Question

In Exercises $$39-50,$$ a point is given in rectangular coordinates. Convert the point to polar coordinates. (There are many correct answers.)$$(-\sqrt{3},-\sqrt{3})$$

Answer

**step1** Understanding the problem

The problem asks us to convert a point given in rectangular coordinates $$(x, y)$$ to polar coordinates $$(r, \theta)$$. The given rectangular coordinates are $$(-\sqrt{3}, -\sqrt{3})$$. Here, $$x = -\sqrt{3}$$ and $$y = -\sqrt{3}$$. Our goal is to find the corresponding values of $$r$$ and $$\theta$$.

**step2** Recalling the conversion formulas

To convert from rectangular coordinates $$(x, y)$$ to polar coordinates $$(r, \theta)$$, we use the following formulas:
$$r = \sqrt{x^2 + y^2}$$
$$\tan(\theta) = \frac{y}{x}$$ (with careful consideration of the quadrant to determine $$\theta$$).
Since the point is in the third quadrant (both x and y are negative), the angle $$\theta$$ will be between $$\pi$$ and $$\frac{3\pi}{2}$$ (or $$180^\circ$$ and $$270^\circ$$).

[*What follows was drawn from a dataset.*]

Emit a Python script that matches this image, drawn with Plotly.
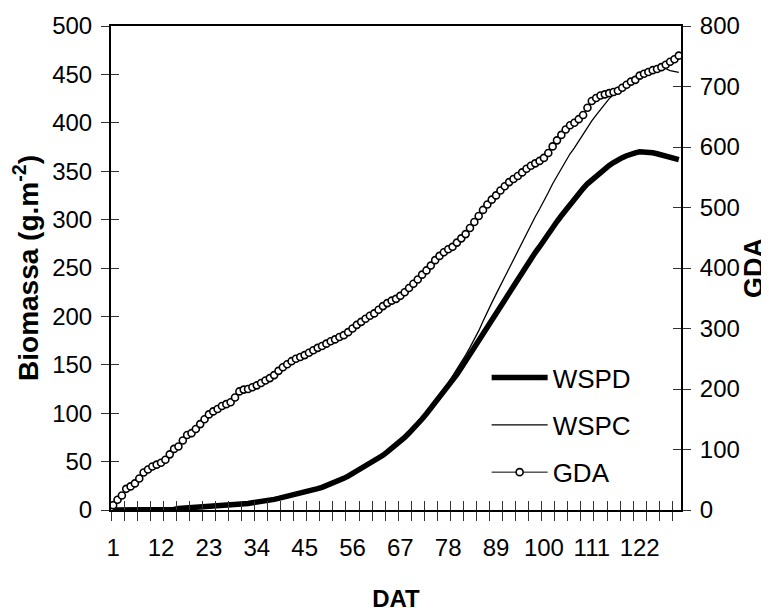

**step3** Calculating the radial distance r

We substitute the values of $$x$$ and $$y$$ into the formula for $$r$$:
$$r = \sqrt{(-\sqrt{3})^2 + (-\sqrt{3})^2}$$
$$r = \sqrt{3 + 3}$$
$$r = \sqrt{6}$$
So, the radial distance $$r$$ is $$\sqrt{6}$$.

**step4** Determining the angle $$\theta$$

First, we find the reference angle by using the absolute values of x and y:
$$\tan(\alpha) = \frac{|y|}{|x|} = \frac{|-\sqrt{3}|}{|-\sqrt{3}|} = \frac{\sqrt{3}}{\sqrt{3}} = 1$$
The angle whose tangent is 1 is $$\frac{\pi}{4}$$ (or $$45^\circ$$). This is our reference angle $$\alpha$$.
Next, we determine the quadrant of the given point. Since $$x = -\sqrt{3}$$ (negative) and $$y = -\sqrt{3}$$ (negative), the point $$(-\sqrt{3}, -\sqrt{3})$$ lies in the third quadrant.
In the third quadrant, the angle $$\theta$$ can be found by adding $$\pi$$ (or $$180^\circ$$) to the reference angle:
$$\theta = \pi + \alpha$$
$$\theta = \pi + \frac{\pi}{4}$$
To add these fractions, we find a common denominator:
$$\theta = \frac{4\pi}{4} + \frac{\pi}{4}$$
$$\theta = \frac{5\pi}{4}$$
So, one possible value for the angle $$\theta$$ is $$\frac{5\pi}{4}$$ radians.

**step5** Stating the polar coordinates

Based on our calculations, the polar coordinates $$(r, \theta)$$ for the given rectangular point $$(-\sqrt{3}, -\sqrt{3})$$ are:
$$(\sqrt{6}, \frac{5\pi}{4})$$
As the problem states, there are many correct answers. For instance, adding or subtracting multiples of $$2\pi$$ to $$\theta$$ would also yield valid polar coordinates for the same point (e.g., $$(\sqrt{6}, \frac{5\pi}{4} + 2\pi) = (\sqrt{6}, \frac{13\pi}{4})$$ or $$(\sqrt{6}, \frac{5\pi}{4} - 2\pi) = (\sqrt{6}, -\frac{3\pi}{4})$$).